Strategic timing considerations

For buyers, the current moment presents several advantages. First, the expanded inventory provides genuine choice—a luxury absent during the market's constrained years. Second, while sellers maintain negotiating strength on paper, the underlying metrics suggest this advantage is eroding rapidly.

The market's characterisation as seller-dominated while "trending in favour of buyers" captures this transitional moment precisely. Smart buyers can leverage the growing inventory cushion while sellers have yet to fully adjust expectations to new realities.

Sectoral distinctions matter

The condominium market appears particularly attractive for buyers. With over three months of inventory and more severe demand contraction, apartment purchasers face better conditions than their detached house counterparts. The $336,000 benchmark price point also offers greater accessibility, particularly relevant as mortgage rates remain elevated.

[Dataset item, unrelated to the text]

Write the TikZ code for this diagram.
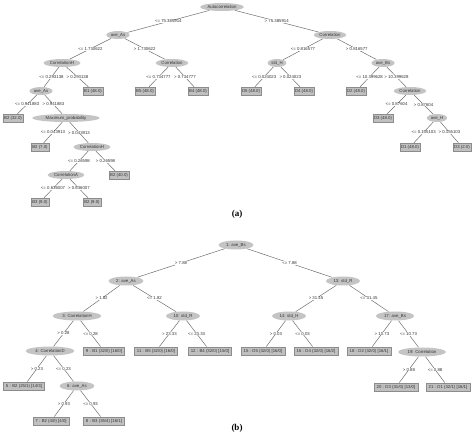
\documentclass[tikz,border=0pt]{standalone}
\usepackage{fontspec}
\setmainfont{Liberation Sans}
\newfontfamily\capfont{Liberation Serif}
\usetikzlibrary{shapes.geometric,backgrounds}
\definecolor{ellfill}{HTML}{C4C4C4}
\definecolor{boxfill}{HTML}{C0C0C0}
\definecolor{boxline}{HTML}{8C8C8C}
\definecolor{txt}{HTML}{333333}
\definecolor{linecol}{HTML}{6E6E6E}
\newcommand{\tinyfs}{\fontsize{4.3}{5}\selectfont}
\tikzset{
  enode/.style={ellipse, fill=ellfill, draw=none, minimum height=8pt, inner xsep=1pt, inner ysep=0pt, font=\tinyfs, text=txt},
  benode/.style={enode, inner xsep=2.6pt, minimum height=9pt},
  bnode/.style={rectangle, fill=boxfill, draw=boxline, line width=0.4pt, minimum height=8pt, inner xsep=1.3pt, inner ysep=0pt, font=\tinyfs, text=txt},
  bbnode/.style={bnode, inner xsep=2.4pt, minimum height=8.5pt},
  elbl/.style={fill=white, inner sep=0.3pt, font=\tinyfs, text=txt},
  conn/.style={draw=linecol, line width=0.5pt},
  capt/.style={font=\capfont\bfseries\fontsize{9}{10}\selectfont, text=black}
}
\begin{document}
\begin{tikzpicture}[x=1pt,y=-1pt]
\useasboundingbox (0,0) rectangle (474,435);
% ---------- (a) ----------
\node[enode] (a1) at (222,7) {Autocorrelation};
\node[enode] (a2) at (118,35) {ave\_As};
\node[enode] (a3) at (330,35) {Correlation};
\node[enode] (a4) at (62,63) {CorrelationH};
\node[enode] (a5) at (172,63) {Correlation};
\node[enode] (a6) at (41,91) {ave\_As};
\node[bnode] (a7) at (93,91) {B1 (48.0)};
\node[bnode] (a8) at (145,91) {B5 (48.0)};
\node[bnode] (a9) at (198,91) {B4 (48.0)};
\node[bnode] (a10) at (13,118) {B2 (32.0)};
\node[enode, inner xsep=3.5pt] (a11) at (66,118) {Maximum\_probability};
\node[bnode] (a12) at (40,147) {B2 (7.0)};
\node[enode] (a13) at (92,147) {CorrelationH};
\node[enode] (a14) at (66,175) {CorrelationA};
\node[bnode] (a15) at (119,175) {B2 (40.0)};
\node[bnode] (a16) at (40,202) {B3 (9.0)};
\node[bnode] (a17) at (92,202) {B2 (9.0)};
\node[enode] (a18) at (277,63) {std\_H};
\node[enode] (a19) at (383,63) {ave\_Bs};
\node[bnode] (a20) at (251,91) {D5 (48.0)};
\node[bnode] (a21) at (304,91) {D4 (48.0)};
\node[bnode] (a22) at (356,91) {D2 (48.0)};
\node[enode] (a23) at (410,91) {Correlation};
\node[bnode] (a24) at (383,118) {D3 (48.0)};
\node[enode] (a25) at (437,118) {ave\_H};
\node[bnode] (a26) at (410,147) {D1 (48.0)};
\node[bnode] (a27) at (462,147) {D3 (2.0)};
\node[capt] (capa) at (237,214) {(a)};
% ---------- (b) ----------
\node[benode] (b1) at (236,245) {1: ave\_Bs};
\node[benode] (b2) at (126,281) {2: ave\_As};
\node[benode] (b13) at (343,281) {13: std\_R};
\node[benode] (b3) at (77,316) {3: CorrelationH};
\node[benode] (b10) at (183,316) {10: std\_R};
\node[benode] (b14) at (289,316) {14: std\_H};
\node[benode] (b17) at (395,316) {17: ave\_Bs};
\node[benode] (b4) at (50,351) {4: CorrelationD};
\node[bbnode] (b9) at (104,351) {9 : B1 (32/0) [16/0]};
\node[bbnode] (b11) at (156,351) {11 : B5 (32/0) [16/0]};
\node[bbnode] (b12) at (210,351) {12 : B4 (32/0) [15/0]};
\node[bbnode] (b15) at (263,351) {15 : D5 (32/0) [16/0]};
\node[bbnode] (b16) at (316,351) {16 : D4 (32/0) [16/2]};
\node[bbnode] (b18) at (369,351) {18 : D2 (32/0) [16/1]};
\node[benode] (b19) at (422,352) {19: Correlation};
\node[bbnode] (b5) at (24,386) {5 : B2 (25/1) [14/3]};
\node[benode] (b6) at (77,386) {6: ave\_As};
\node[bbnode] (b20) at (396,387) {20 : D3 (31/0) [13/0]};
\node[bbnode] (b21) at (448,387) {21 : D1 (32/1) [16/1]};
\node[bbnode] (b7) at (51,421) {7 : B2 (4/0) [4/0]};
\node[bbnode] (b8) at (104,421) {8 : B3 (35/4) [16/1]};
\node[capt] (capb) at (237,428) {(b)};
% ---------- connectors ----------
\begin{scope}[on background layer]
\path[conn] (a1) -- node[elbl] {<= 75.385914} (a2);
\path[conn] (a1) -- node[elbl] {> 75.385914} (a3);
\path[conn] (a2) -- node[elbl] {<= 1.730622} (a4);
\path[conn] (a2) -- node[elbl] {> 1.730622} (a5);
\path[conn] (a4) -- node[elbl] {<= 0.293138} (a6);
\path[conn] (a4) -- node[elbl] {> 0.293138} (a7);
\path[conn] (a5) -- node[elbl] {<= 0.734777} (a8);
\path[conn] (a5) -- node[elbl] {> 0.734777} (a9);
\path[conn] (a6) -- node[elbl] {<= 0.941883} (a10);
\path[conn] (a6) -- node[elbl] {> 0.941883} (a11);
\path[conn] (a11) -- node[elbl] {<= 0.043913} (a12);
\path[conn] (a11) -- node[elbl] {> 0.043913} (a13);
\path[conn] (a13) -- node[elbl] {<= 0.26598} (a14);
\path[conn] (a13) -- node[elbl] {> 0.26598} (a15);
\path[conn] (a14) -- node[elbl] {<= 0.636007} (a16);
\path[conn] (a14) -- node[elbl] {> 0.636007} (a17);
\path[conn] (a3) -- node[elbl] {<= 0.816577} (a18);
\path[conn] (a3) -- node[elbl] {> 0.816577} (a19);
\path[conn] (a18) -- node[elbl] {<= 0.024023} (a20);
\path[conn] (a18) -- node[elbl] {> 0.024023} (a21);
\path[conn] (a19) -- node[elbl] {<= 10.399628} (a22);
\path[conn] (a19) -- node[elbl] {> 10.399628} (a23);
\path[conn] (a23) -- node[elbl] {<= 0.87604} (a24);
\path[conn] (a23) -- node[elbl] {> 0.87604} (a25);
\path[conn] (a25) -- node[elbl] {<= 0.155103} (a26);
\path[conn] (a25) -- node[elbl] {> 0.155103} (a27);
%
\path[conn] (b1) -- node[elbl] {> 7.88} (b2);
\path[conn] (b1) -- node[elbl] {<= 7.88} (b13);
\path[conn] (b2) -- node[elbl] {> 1.82} (b3);
\path[conn] (b2) -- node[elbl] {<= 1.82} (b10);
\path[conn] (b3) -- node[elbl] {> 0.28} (b4);
\path[conn] (b3) -- node[elbl] {<= 0.28} (b9);
\path[conn] (b4) -- node[elbl] {> 0.23} (b5);
\path[conn] (b4) -- node[elbl] {<= 0.23} (b6);
\path[conn] (b6) -- node[elbl] {> 0.93} (b7);
\path[conn] (b6) -- node[elbl] {<= 0.93} (b8);
\path[conn] (b10) -- node[elbl] {> 23.33} (b11);
\path[conn] (b10) -- node[elbl] {<= 23.33} (b12);
\path[conn] (b13) -- node[elbl] {> 31.45} (b14);
\path[conn] (b13) -- node[elbl] {<= 31.45} (b17);
\path[conn] (b14) -- node[elbl] {> 0.03} (b15);
\path[conn] (b14) -- node[elbl] {<= 0.03} (b16);
\path[conn] (b17) -- node[elbl] {> 10.73} (b18);
\path[conn] (b17) -- node[elbl] {<= 10.73} (b19);
\path[conn] (b19) -- node[elbl] {> 0.88} (b20);
\path[conn] (b19) -- node[elbl] {<= 0.88} (b21);
\end{scope}
\end{tikzpicture}
\end{document}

Detached house buyers face a more mixed proposition. While inventory has improved substantially, the market retains more seller-friendly characteristics. There is still some distance between today’s conditions and a balanced market with 4 to 6 months of inventory.

Forward outlook

Several factors support the buyer-friendly trend continuing. Interest rate environments remain challenging for demand generation, while construction activity has boosted supply pipelines. Economic uncertainties may further dampen buyer enthusiasm, potentially accelerating the market's rebalancing.

For prospective buyers, May 2025 represents a strategic entry point. The combination of expanded choice, gradually shifting negotiating dynamics, and price levels that have yet to fully reflect supply-demand changes creates a compelling opportunity. Those waiting for dramatic price reductions may find themselves disappointed, but buyers seeking improved selection and negotiating position will find current conditions markedly superior to recent years.

This burst of supply may be short-lived, or the trade war and knock-on effect on the critical oil and gas industry could lead to more favourable buying conditions in the future.